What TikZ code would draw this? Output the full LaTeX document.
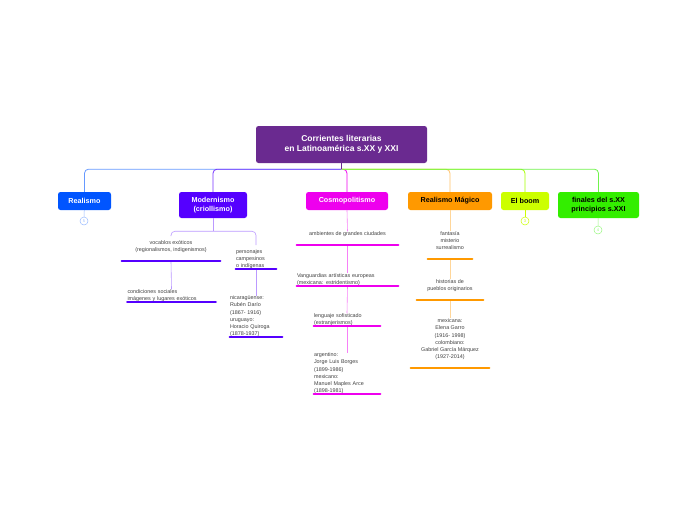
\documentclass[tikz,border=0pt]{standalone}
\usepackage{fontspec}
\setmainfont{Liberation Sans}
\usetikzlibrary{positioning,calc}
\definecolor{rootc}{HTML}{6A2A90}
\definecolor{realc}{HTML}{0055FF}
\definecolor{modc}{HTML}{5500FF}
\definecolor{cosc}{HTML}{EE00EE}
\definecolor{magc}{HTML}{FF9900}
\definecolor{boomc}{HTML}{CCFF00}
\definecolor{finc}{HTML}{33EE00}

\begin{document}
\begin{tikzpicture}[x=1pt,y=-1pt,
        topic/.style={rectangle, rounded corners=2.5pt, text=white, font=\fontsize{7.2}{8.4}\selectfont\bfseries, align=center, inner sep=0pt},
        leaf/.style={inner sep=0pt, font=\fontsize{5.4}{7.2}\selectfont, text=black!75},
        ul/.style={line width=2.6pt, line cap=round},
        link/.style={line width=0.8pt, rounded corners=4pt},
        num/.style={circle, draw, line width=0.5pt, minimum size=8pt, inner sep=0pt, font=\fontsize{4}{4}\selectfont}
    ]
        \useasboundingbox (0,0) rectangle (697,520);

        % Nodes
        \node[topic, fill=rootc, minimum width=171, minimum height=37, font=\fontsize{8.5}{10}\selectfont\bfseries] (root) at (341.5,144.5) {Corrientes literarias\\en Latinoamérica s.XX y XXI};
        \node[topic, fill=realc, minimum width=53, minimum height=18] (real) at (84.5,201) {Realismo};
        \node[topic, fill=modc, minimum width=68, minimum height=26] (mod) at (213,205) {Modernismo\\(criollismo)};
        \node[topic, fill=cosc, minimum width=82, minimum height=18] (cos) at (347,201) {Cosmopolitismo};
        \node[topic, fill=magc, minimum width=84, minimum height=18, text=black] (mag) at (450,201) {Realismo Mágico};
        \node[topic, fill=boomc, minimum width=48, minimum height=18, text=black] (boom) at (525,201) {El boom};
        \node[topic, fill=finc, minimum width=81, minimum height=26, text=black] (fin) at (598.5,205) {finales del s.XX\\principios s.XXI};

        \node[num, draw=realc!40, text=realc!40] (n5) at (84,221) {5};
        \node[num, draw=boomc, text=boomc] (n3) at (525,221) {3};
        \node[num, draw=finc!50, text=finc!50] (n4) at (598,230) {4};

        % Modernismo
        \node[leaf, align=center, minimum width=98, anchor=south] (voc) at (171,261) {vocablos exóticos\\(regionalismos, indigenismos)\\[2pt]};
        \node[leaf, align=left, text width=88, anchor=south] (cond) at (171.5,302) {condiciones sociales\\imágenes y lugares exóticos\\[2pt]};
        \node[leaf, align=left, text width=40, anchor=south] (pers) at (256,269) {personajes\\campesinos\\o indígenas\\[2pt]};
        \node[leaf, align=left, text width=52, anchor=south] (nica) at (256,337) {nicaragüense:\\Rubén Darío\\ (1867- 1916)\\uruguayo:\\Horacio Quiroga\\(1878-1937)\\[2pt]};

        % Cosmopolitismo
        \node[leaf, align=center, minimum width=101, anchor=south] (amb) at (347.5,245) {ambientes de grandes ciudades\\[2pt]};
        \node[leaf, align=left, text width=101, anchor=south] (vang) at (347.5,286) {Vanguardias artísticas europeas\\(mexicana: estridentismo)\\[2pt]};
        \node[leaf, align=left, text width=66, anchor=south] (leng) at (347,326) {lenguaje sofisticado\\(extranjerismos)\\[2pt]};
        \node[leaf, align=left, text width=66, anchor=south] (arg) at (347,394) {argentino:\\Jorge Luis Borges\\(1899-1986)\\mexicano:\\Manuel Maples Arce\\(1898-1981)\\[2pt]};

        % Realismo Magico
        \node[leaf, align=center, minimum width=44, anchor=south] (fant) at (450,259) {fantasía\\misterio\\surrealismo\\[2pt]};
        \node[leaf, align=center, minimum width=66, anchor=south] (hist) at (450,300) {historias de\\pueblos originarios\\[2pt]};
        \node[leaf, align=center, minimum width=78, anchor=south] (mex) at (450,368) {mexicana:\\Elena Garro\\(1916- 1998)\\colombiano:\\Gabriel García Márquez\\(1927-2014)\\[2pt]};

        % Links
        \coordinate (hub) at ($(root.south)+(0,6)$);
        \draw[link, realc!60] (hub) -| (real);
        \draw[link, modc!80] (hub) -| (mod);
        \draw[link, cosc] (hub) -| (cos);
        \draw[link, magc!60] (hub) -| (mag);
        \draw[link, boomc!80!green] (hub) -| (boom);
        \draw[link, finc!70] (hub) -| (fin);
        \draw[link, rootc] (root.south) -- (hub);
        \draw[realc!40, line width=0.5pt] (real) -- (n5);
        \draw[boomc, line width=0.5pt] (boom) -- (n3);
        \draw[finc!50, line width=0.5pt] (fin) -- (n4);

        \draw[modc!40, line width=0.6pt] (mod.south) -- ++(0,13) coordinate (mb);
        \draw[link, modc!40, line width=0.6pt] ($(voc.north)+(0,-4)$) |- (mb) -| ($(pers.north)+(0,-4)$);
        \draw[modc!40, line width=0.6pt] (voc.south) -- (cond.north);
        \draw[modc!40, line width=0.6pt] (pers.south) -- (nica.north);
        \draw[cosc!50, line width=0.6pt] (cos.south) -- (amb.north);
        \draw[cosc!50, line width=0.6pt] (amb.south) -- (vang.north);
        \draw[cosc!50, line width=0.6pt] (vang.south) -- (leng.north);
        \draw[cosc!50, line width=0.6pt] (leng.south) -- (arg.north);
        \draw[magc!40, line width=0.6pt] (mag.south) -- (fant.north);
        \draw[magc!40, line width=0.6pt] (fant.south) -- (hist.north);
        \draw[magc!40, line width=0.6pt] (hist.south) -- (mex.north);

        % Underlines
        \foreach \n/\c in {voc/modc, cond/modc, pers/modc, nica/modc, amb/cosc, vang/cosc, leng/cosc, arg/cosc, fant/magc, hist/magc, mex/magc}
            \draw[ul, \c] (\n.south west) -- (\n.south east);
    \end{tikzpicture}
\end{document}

• • • • •

(TO BE DONE)
Retype everything in the material word for word, minus pictures.

(ANSWER TO THIS TASK)
What TikZ code would draw this? Output the full LaTeX document.
\documentclass[tikz,border=0pt]{standalone}
\usepackage{fontspec}
\setmainfont{Liberation Sans}
\usetikzlibrary{positioning,calc}
\definecolor{rootc}{HTML}{6A2A90}
\definecolor{realc}{HTML}{0055FF}
\definecolor{modc}{HTML}{5500FF}
\definecolor{cosc}{HTML}{EE00EE}
\definecolor{magc}{HTML}{FF9900}
\definecolor{boomc}{HTML}{CCFF00}
\definecolor{finc}{HTML}{33EE00}

\begin{document}
\begin{tikzpicture}[x=1pt,y=-1pt,
        topic/.style={rectangle, rounded corners=2.5pt, text=white, font=\fontsize{7.2}{8.4}\selectfont\bfseries, align=center, inner sep=0pt},
        leaf/.style={inner sep=0pt, font=\fontsize{5.4}{7.2}\selectfont, text=black!75},
        ul/.style={line width=2.6pt, line cap=round},
        link/.style={line width=0.8pt, rounded corners=4pt},
        num/.style={circle, draw, line width=0.5pt, minimum size=8pt, inner sep=0pt, font=\fontsize{4}{4}\selectfont}
    ]
        \useasboundingbox (0,0) rectangle (697,520);

        % Nodes
        \node[topic, fill=rootc, minimum width=171, minimum height=37, font=\fontsize{8.5}{10}\selectfont\bfseries] (root) at (341.5,144.5) {Corrientes literarias\\en Latinoamérica s.XX y XXI};
        \node[topic, fill=realc, minimum width=53, minimum height=18] (real) at (84.5,201) {Realismo};
        \node[topic, fill=modc, minimum width=68, minimum height=26] (mod) at (213,205) {Modernismo\\(criollismo)};
        \node[topic, fill=cosc, minimum width=82, minimum height=18] (cos) at (347,201) {Cosmopolitismo};
        \node[topic, fill=magc, minimum width=84, minimum height=18, text=black] (mag) at (450,201) {Realismo Mágico};
        \node[topic, fill=boomc, minimum width=48, minimum height=18, text=black] (boom) at (525,201) {El boom};
        \node[topic, fill=finc, minimum width=81, minimum height=26, text=black] (fin) at (598.5,205) {finales del s.XX\\principios s.XXI};

        \node[num, draw=realc!40, text=realc!40] (n5) at (84,221) {5};
        \node[num, draw=boomc, text=boomc] (n3) at (525,221) {3};
        \node[num, draw=finc!50, text=finc!50] (n4) at (598,230) {4};

        % Modernismo
        \node[leaf, align=center, minimum width=98, anchor=south] (voc) at (171,261) {vocablos exóticos\\(regionalismos, indigenismos)\\[2pt]};
        \node[leaf, align=left, text width=88, anchor=south] (cond) at (171.5,302) {condiciones sociales\\imágenes y lugares exóticos\\[2pt]};
        \node[leaf, align=left, text width=40, anchor=south] (pers) at (256,269) {personajes\\campesinos\\o indígenas\\[2pt]};
        \node[leaf, align=left, text width=52, anchor=south] (nica) at (256,337) {nicaragüense:\\Rubén Darío\\ (1867- 1916)\\uruguayo:\\Horacio Quiroga\\(1878-1937)\\[2pt]};

        % Cosmopolitismo
        \node[leaf, align=center, minimum width=101, anchor=south] (amb) at (347.5,245) {ambientes de grandes ciudades\\[2pt]};
        \node[leaf, align=left, text width=101, anchor=south] (vang) at (347.5,286) {Vanguardias artísticas europeas\\(mexicana: estridentismo)\\[2pt]};
        \node[leaf, align=left, text width=66, anchor=south] (leng) at (347,326) {lenguaje sofisticado\\(extranjerismos)\\[2pt]};
        \node[leaf, align=left, text width=66, anchor=south] (arg) at (347,394) {argentino:\\Jorge Luis Borges\\(1899-1986)\\mexicano:\\Manuel Maples Arce\\(1898-1981)\\[2pt]};

        % Realismo Magico
        \node[leaf, align=center, minimum width=44, anchor=south] (fant) at (450,259) {fantasía\\misterio\\surrealismo\\[2pt]};
        \node[leaf, align=center, minimum width=66, anchor=south] (hist) at (450,300) {historias de\\pueblos originarios\\[2pt]};
        \node[leaf, align=center, minimum width=78, anchor=south] (mex) at (450,368) {mexicana:\\Elena Garro\\(1916- 1998)\\colombiano:\\Gabriel García Márquez\\(1927-2014)\\[2pt]};

        % Links
        \coordinate (hub) at ($(root.south)+(0,6)$);
        \draw[link, realc!60] (hub) -| (real);
        \draw[link, modc!80] (hub) -| (mod);
        \draw[link, cosc] (hub) -| (cos);
        \draw[link, magc!60] (hub) -| (mag);
        \draw[link, boomc!80!green] (hub) -| (boom);
        \draw[link, finc!70] (hub) -| (fin);
        \draw[link, rootc] (root.south) -- (hub);
        \draw[realc!40, line width=0.5pt] (real) -- (n5);
        \draw[boomc, line width=0.5pt] (boom) -- (n3);
        \draw[finc!50, line width=0.5pt] (fin) -- (n4);

        \draw[modc!40, line width=0.6pt] (mod.south) -- ++(0,13) coordinate (mb);
        \draw[link, modc!40, line width=0.6pt] ($(voc.north)+(0,-4)$) |- (mb) -| ($(pers.north)+(0,-4)$);
        \draw[modc!40, line width=0.6pt] (voc.south) -- (cond.north);
        \draw[modc!40, line width=0.6pt] (pers.south) -- (nica.north);
        \draw[cosc!50, line width=0.6pt] (cos.south) -- (amb.north);
        \draw[cosc!50, line width=0.6pt] (amb.south) -- (vang.north);
        \draw[cosc!50, line width=0.6pt] (vang.south) -- (leng.north);
        \draw[cosc!50, line width=0.6pt] (leng.south) -- (arg.north);
        \draw[magc!40, line width=0.6pt] (mag.south) -- (fant.north);
        \draw[magc!40, line width=0.6pt] (fant.south) -- (hist.north);
        \draw[magc!40, line width=0.6pt] (hist.south) -- (mex.north);

        % Underlines
        \foreach \n/\c in {voc/modc, cond/modc, pers/modc, nica/modc, amb/cosc, vang/cosc, leng/cosc, arg/cosc, fant/magc, hist/magc, mex/magc}
            \draw[ul, \c] (\n.south west) -- (\n.south east);
    \end{tikzpicture}
\end{document}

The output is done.